Amazon, Apple, Google, Facebook and Microsoft have all put out statements decrying President Donald Trump's decision to block new foreign citizens from coming to the U.S. on a handful of different work visas.

Together, the five tech companies were approved to employ more than 10,000 new H-1B visa recipients in 2019. When visa extensions are factored in, that number balloons to more than 25,000 — a figure that doesn't include employees in the three-year period between renewals.

Slamming the decision as "short-sighted," Amazon — which was granted permission to hire more new H-1B visa workers than any other company last year — came out firmly against the president's contention that the pause would help the country recover from the damage wrought by the coronavirus pandemic.

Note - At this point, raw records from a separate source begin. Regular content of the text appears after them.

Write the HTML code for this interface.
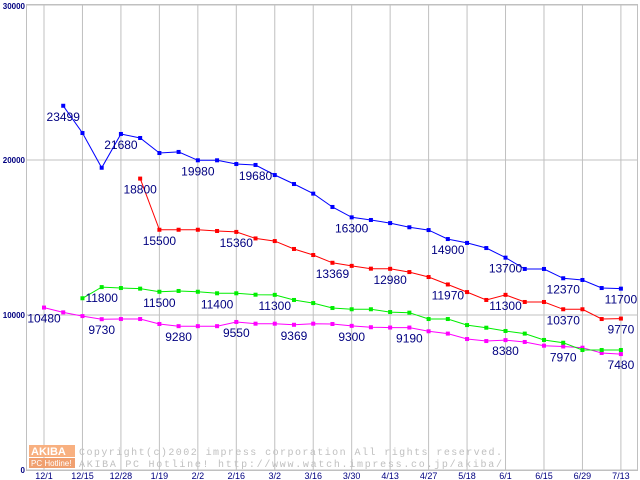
<!DOCTYPE html>
<html><head><meta charset="utf-8"><style>
html,body{margin:0;padding:0;background:#fff;}
svg{display:block;font-family:"Liberation Sans",sans-serif;}
</style></head><body>
<svg id="chart" width="640" height="480" viewBox="0 0 640 480">
<rect x="0" y="0" width="640" height="480" fill="#fff"/>
<g id="grid"></g>
<g id="wm">
<rect x="29" y="445" width="46" height="12" fill="#f8b080"/>
<text x="31" y="455" font-size="11" fill="#fff" font-weight="bold">AKIBA</text>
<rect x="29" y="458" width="46" height="10" fill="#f0a070"/>
<text x="31" y="466" font-size="8" fill="#fff">PC Hotline!</text>
<text x="79" y="455" font-size="10" fill="#c0c0c0" font-family="Liberation Mono,monospace" textLength="423">Copyright(c)2002 impress corporation All rights reserved.</text>
<text x="79" y="467" font-size="10" fill="#c0c0c0" font-family="Liberation Mono,monospace" textLength="423">AKIBA PC Hotline!  http://www.watch.impress.co.jp/akiba/</text>
</g>
<g id="series"></g>
<g id="labels"></g>
<g id="axes"></g>
</svg>
<script>
const xTickLabels = ["12/1","12/15","12/28","1/19","2/2","2/16","3/2","3/16","3/30","4/13","4/27","5/18","6/1","6/15","6/29","7/13"];
const yTicks = [0,10000,20000,30000];
const blueStart = 1;
const blueValues = [23499,21740,19500,21680,21420,20450,20520,19980,19980,19740,19680,19030,18450,17830,16970,16300,16130,15930,15660,15480,14900,14650,14320,13700,12970,12970,12370,12260,11740,11700];
const blueLabelIdx = [1,4,8,11,16,21,24,27,30];
const redStart = 5;
const redValues = [18800,15500,15500,15500,15420,15360,14940,14770,14260,13870,13369,13170,12990,12980,12770,12450,11970,11480,10970,11300,10840,10840,10370,10370,9740,9770];
const redLabelIdx = [5,6,10,15,18,21,24,27,30];
const greenStart = 2;
const greenValues = [11080,11800,11740,11700,11500,11550,11500,11400,11400,11310,11300,10970,10770,10450,10370,10370,10190,10150,9740,9740,9350,9180,8970,8800,8390,8210,7740,7740,7740];
const greenLabelIdx = [3,6,9,12];
const magentaStart = 0;
const magentaValues = [10480,10170,9930,9730,9740,9740,9420,9280,9280,9280,9550,9440,9440,9369,9440,9420,9300,9210,9190,9190,8950,8800,8450,8320,8380,8260,8020,7970,7890,7550,7480];
const magentaLabelIdx = [0,3,7,10,13,16,19,24,27,30];

const NS="http://www.w3.org/2000/svg";
const X0=44, XSTEP=19.23, Y0=470, YK=0.0155;
function xs(i){return X0+XSTEP*i;}
function ys(v){return Y0-v*YK;}
function mk(tag,attrs,parent){const e=document.createElementNS(NS,tag);for(const k in attrs)e.setAttribute(k,attrs[k]);parent.appendChild(e);return e;}
const grid=document.getElementById('grid'), axes=document.getElementById('axes'), ser=document.getElementById('series'), lab=document.getElementById('labels');
for(let k=0;k<xTickLabels.length;k++){
  const x=xs(2*k);
  const l=mk('line',{x1:x,x2:x,y1:4,y2:470,stroke:'#c0c0c0','stroke-width':1},grid);
  
  
  const t=mk('text',{x:x,y:479,'font-size':9,fill:'#000080','text-anchor':'middle'},axes);
  t.textContent=xTickLabels[k];
  
  
}
for(const v of yTicks){
  const y=ys(v);
  const l=mk('line',{x1:26,x2:638,y1:y,y2:y,stroke:'#c0c0c0','stroke-width':1},grid);
  
  
  const t=mk('text',{x:25,y:y+(v===30000?4:3),'font-size':8,'font-weight':'bold',fill:'#000080','text-anchor':'end'},axes);
  t.textContent=String(v);
  
  
}
const frame=mk('rect',{x:26.5,y:4.5,width:611,height:466,fill:'none',stroke:'#c0c0c0'},grid);



function drawSeries(start,vals,labelIdx,color,name){
  const pts=vals.map((v,j)=>[xs(start+j),ys(v)]);
  const pl=mk('polyline',{points:pts.map(p=>p[0].toFixed(1)+','+p[1].toFixed(1)).join(' '),fill:'none',stroke:color,'stroke-width':1},ser);
  
  
  pts.forEach(p=>{
    const r=mk('rect',{x:p[0]-2,y:p[1]-2,width:4,height:4,fill:color},ser);
    
    
  });
  labelIdx.forEach(i=>{
    const j=i-start; if(j<0||j>=vals.length)return;
    const t=mk('text',{x:xs(i),y:ys(vals[j])+15,'font-size':12,fill:'#000080','text-anchor':'middle'},lab);
    t.textContent=String(vals[j]);
    
    
  });
}
drawSeries(magentaStart,magentaValues,magentaLabelIdx,'#ff00ff','magenta-series');
drawSeries(greenStart,greenValues,greenLabelIdx,'#00ee00','green-series');
drawSeries(redStart,redValues,redLabelIdx,'#ff0000','red-series');
drawSeries(blueStart,blueValues,blueLabelIdx,'#0000ff','blue-series');
</script>
</body></html>
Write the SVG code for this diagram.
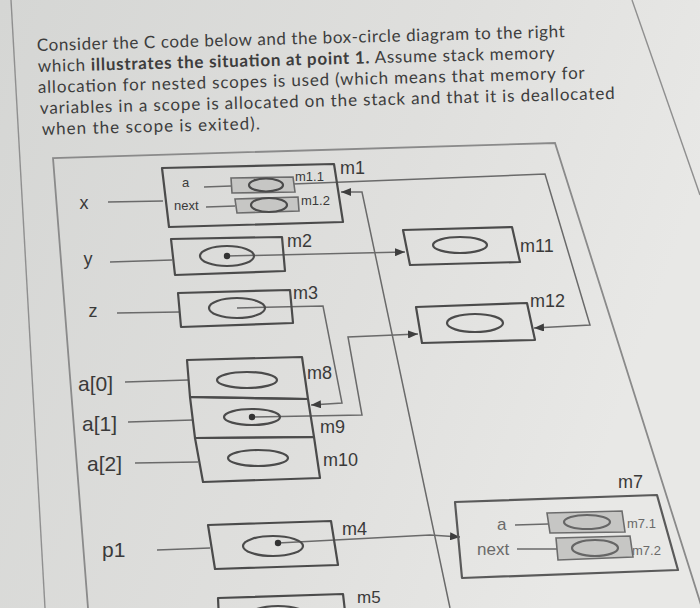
<svg xmlns="http://www.w3.org/2000/svg" width="700" height="608" viewBox="0 0 700 608">
  <defs>
    <linearGradient id="bg" x1="0" y1="0" x2="1" y2="0.3">
      <stop offset="0" stop-color="#d5d6d4"/>
      <stop offset="0.6" stop-color="#dfdfdd"/>
      <stop offset="1" stop-color="#e8e8e6"/>
    </linearGradient>
    <marker id="arr" viewBox="0 0 10 8" refX="10" refY="4" markerWidth="10" markerHeight="8" markerUnits="userSpaceOnUse" orient="auto">
      <path d="M0,0 L10,4 L0,8 z" fill="#3e3e3e"/>
    </marker>
    <style>
      .q { font-family: "Lato", "Liberation Sans", sans-serif; font-size: 17px; fill: #3d3d3d; }
      .lbl { font-family: "Liberation Sans", Arial, sans-serif; fill: #3a3a3a; }
      .big { font-size: 21px; }
      .mid { font-size: 18px; }
      .sm { font-size: 13px; }
      .box { fill: none; stroke: #4b4b4b; stroke-width: 2.2; stroke-linejoin: round; }
      .inner { fill: #c6c6c4; stroke: #6c6c6c; stroke-width: 1.6; }
      .ell { fill: none; stroke: #4b4b4b; stroke-width: 2.2; }
      .dot { fill: #333; }
      .con { fill: none; stroke: #6a6a6a; stroke-width: 1.5; }
      .edge { fill: none; stroke: #8f8f8f; stroke-width: 1.4; }
      .frame { fill: none; stroke: #8a8a8a; stroke-width: 1.8; }
      .faint { fill: #6a6a6a; }
    </style>
  </defs>

  <rect x="0" y="0" width="700" height="608" fill="url(#bg)"/>

  <!-- page edges -->
  <line class="edge" x1="11" y1="0" x2="45" y2="608"/>
  <line class="edge" x1="632" y1="0" x2="700" y2="195"/>

  <!-- question text -->
  <g id="question">
    <text class="q" x="37" y="51" textLength="528" lengthAdjust="spacing" transform="rotate(-1.5 37 51)">Consider the C code below and the box-circle diagram to the right</text>
    <text class="q" x="38" y="72" textLength="517" lengthAdjust="spacing" transform="rotate(-1.5 38 72)">which <tspan font-weight="bold">illustrates the situation at point 1.</tspan> Assume stack memory</text>
    <text class="q" x="38" y="93" textLength="547" lengthAdjust="spacing" transform="rotate(-1.5 38 93)">allocation for nested scopes is used (which means that memory for</text>
    <text class="q" x="40" y="114" textLength="575" lengthAdjust="spacing" transform="rotate(-1.5 40 114)">variables in a scope is allocated on the stack and that it is deallocated</text>
    <text class="q" x="42" y="135" textLength="218" lengthAdjust="spacing" transform="rotate(-1.5 42 135)">when the scope is exited).</text>
  </g>

  <!-- diagram frame -->
  <polyline class="frame" points="88,608 53,158 555,143 702,608"/>

  <!-- variable labels -->
  <g id="labels">
    <text class="lbl mid" x="84" y="209" text-anchor="middle">x</text>
    <text class="lbl mid" x="88" y="265" text-anchor="middle">y</text>
    <text class="lbl mid" x="93" y="317" text-anchor="middle">z</text>
    <text class="lbl big" x="78" y="391">a[0]</text>
    <text class="lbl big" x="82" y="431">a[1]</text>
    <text class="lbl big" x="87" y="471">a[2]</text>
    <text class="lbl big" x="102" y="557">p1</text>
  </g>

  <!-- connectors -->
  <g id="connectors">
    <line class="con" x1="108" y1="202" x2="163" y2="201"/>
    <line class="con" x1="110" y1="262" x2="172" y2="260"/>
    <line class="con" x1="117" y1="313" x2="179" y2="312"/>
    <line class="con" x1="125" y1="382" x2="188" y2="380"/>
    <line class="con" x1="128" y1="422" x2="193" y2="420"/>
    <line class="con" x1="135" y1="463" x2="198" y2="462"/>
    <line class="con" x1="157" y1="550" x2="210" y2="548"/>
    <line class="con" x1="204" y1="187" x2="231" y2="186"/>
    <line class="con" x1="206" y1="207" x2="235" y2="206"/>
    <!-- m1.1 -> m12 -->
    <polyline class="con" points="267,185 545,174 590,325 534,328" marker-end="url(#arr)"/>
    <!-- m2 -> m11 -->
    <polyline class="con" points="227,256 405,252" marker-end="url(#arr)"/>
    <!-- m3 -> m9 -->
    <polyline class="con" points="237,308 323,306 342,403 311,405" marker-end="url(#arr)"/>
    <!-- m9 -> m12 -->
    <polyline class="con" points="252,417 362,415 348,337 418,334" marker-end="url(#arr)"/>
    <!-- (below) -> m1 -->
    <polyline class="con" points="450,608 362,192 341,192" marker-end="url(#arr)"/>
    <!-- m4 -> m7 -->
    <polyline class="con" points="278,543 430,535 460,537" marker-end="url(#arr)"/>
  </g>

  <!-- nodes -->
  <g id="m1">
    <polygon class="box" points="162,168 334,164 343,222 169,227"/>
    <text class="lbl mid" x="340" y="174">m1</text>
    <text class="lbl sm" x="182" y="187">a</text>
    <text class="lbl sm" x="174" y="210">next</text>
  </g>
  <g id="m1.1">
    <polygon class="inner" points="231,178 293,177 295,192 232,193"/>
    <ellipse class="ell" cx="266" cy="185" rx="17" ry="6.5"/>
    <text class="lbl sm" x="295" y="181">m1.1</text>
  </g>
  <g id="m1.2">
    <polygon class="inner" points="235,199 298,197 299,211 237,213"/>
    <ellipse class="ell" cx="269" cy="205" rx="18" ry="7"/>
    <text class="lbl sm" x="301" y="205">m1.2</text>
  </g>
  <g id="m2">
    <polygon class="box" points="171,239 282,237 285,271 175,275"/>
    <ellipse class="ell" cx="227" cy="256" rx="27" ry="10"/>
    <circle class="dot" cx="227" cy="256" r="3.2"/>
    <text class="lbl mid" x="287" y="247">m2</text>
  </g>
  <g id="m3">
    <polygon class="box" points="178,293 290,290 293,323 181,327"/>
    <ellipse class="ell" cx="237" cy="308" rx="28" ry="10"/>
    <text class="lbl mid" x="293" y="299">m3</text>
  </g>
  <g id="m8">
    <polygon class="box" points="187,360 302,357 308,399 190,397"/>
    <ellipse class="ell" cx="247" cy="380" rx="30" ry="8"/>
    <text class="lbl mid" x="307" y="379">m8</text>
  </g>
  <g id="m9">
    <polygon class="box" points="190,397 308,399 314,437 195,438"/>
    <ellipse class="ell" cx="252" cy="417" rx="28" ry="8"/>
    <circle class="dot" cx="252" cy="417" r="3.2"/>
    <text class="lbl mid" x="320" y="433">m9</text>
  </g>
  <g id="m10">
    <polygon class="box" points="195,438 314,437 320,478 203,482"/>
    <ellipse class="ell" cx="258" cy="458" rx="30" ry="8"/>
    <text class="lbl mid" x="323" y="466">m10</text>
  </g>
  <g id="m4">
    <polygon class="box" points="208,525 331,521 338,565 215,569"/>
    <ellipse class="ell" cx="273" cy="546" rx="30" ry="10"/>
    <circle class="dot" cx="278" cy="543" r="3.2"/>
    <text class="lbl mid" x="342" y="535">m4</text>
  </g>
  <g id="m5">
    <polygon class="box" points="218,598 343,594 346,620 219,620"/>
    <ellipse class="ell" cx="278" cy="616" rx="30" ry="10"/>
    <text class="lbl" x="357" y="603" font-size="17">m5</text>
  </g>
  <g id="m11">
    <polygon class="box" points="403,230 512,227 520,262 410,265"/>
    <ellipse class="ell" cx="460" cy="245" rx="27" ry="8"/>
    <text class="lbl mid" x="520" y="252">m11</text>
  </g>
  <g id="m12">
    <polygon class="box" points="416,307 527,303 535,340 422,343"/>
    <ellipse class="ell" cx="475" cy="323" rx="28" ry="9"/>
    <text class="lbl mid" x="530" y="307">m12</text>
  </g>
  <g id="m7">
    <polygon class="box" points="455,502 657,495 678,570 462,578" style="stroke:#5a5a5a"/>
    <text class="lbl mid" x="618" y="488">m7</text>
    <text class="lbl faint" x="497" y="530" font-size="17">a</text>
    <text class="lbl faint" x="477" y="555" font-size="17">next</text>
    <line class="con" x1="515" y1="525" x2="548" y2="524"/>
    <line class="con" x1="517" y1="549" x2="557" y2="549"/>
  </g>
  <g id="m7.1">
    <polygon class="inner" points="547,513 622,511 625,532 550,533"/>
    <ellipse class="ell" cx="587" cy="522" rx="23" ry="7" style="stroke:#666"/>
    <text class="lbl sm faint" x="627" y="528">m7.1</text>
  </g>
  <g id="m7.2">
    <polygon class="inner" points="556,538 630,536 633,557 558,560"/>
    <ellipse class="ell" cx="595" cy="548" rx="23" ry="8" style="stroke:#666"/>
    <text class="lbl sm faint" x="632" y="555">m7.2</text>
  </g>
</svg>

"Welcoming the best [and] the brightest global talent is critical to America's economic recovery," the company said in a statement. "We will continue to support these programs [and] efforts to protect the rights of immigrants."

Apple CEO Tim Cook took to Twitter Tuesday morning to say he was "deeply disappointed" by the president's proclamation.

"Like Apple, this nation of immigrants has always found strength in our diversity, and hope in the enduring promise of the American Dream. There is no new prosperity without both," he said.

Twitter said the policy decision "undermines America's greatest economic asset: its diversity."

The tech industry in particular relies on the H-1B visa program to help it bring in employees highly skilled in fields that are in short supply in the United States, and make up the bulk of the top H-1B visa employers.

The administration has lauded the freeze as a way to free up more than 500,000 jobs for Americans, but immigration experts are skeptical that there will be a significant shift away from immigrant workers who have already gone through the hiring process.

Slated to take effect Wednesday, the moratorium on new H-1B visas for highly skilled workers, H-2B guest-worker visas, J trainee visas and L intracompany transferee visas will only affect people outside the country who don't already have a visa lined up.

The changes come as Trump calls for a massive overhaul of the H-1B system, one that would abolish the annual lottery that doles out the 85,000 specialty occupation visas in favor of a system that gives the visas to the applicants who had been offered the highest salary. The idea behind the proposal is that such a system would free up more entry-level positions for Americans, according to an official.

Most immigration services are just beginning to reopen after being largely closed for months due to the pandemic.

The administration has already closed the U.S. land borders to all nonessential travel and the Centers for Disease Control and Prevention has invoked its power under public health law to order border officials to turn away all migrants seeking to enter the country without proper documentation, including children and asylum-seekers.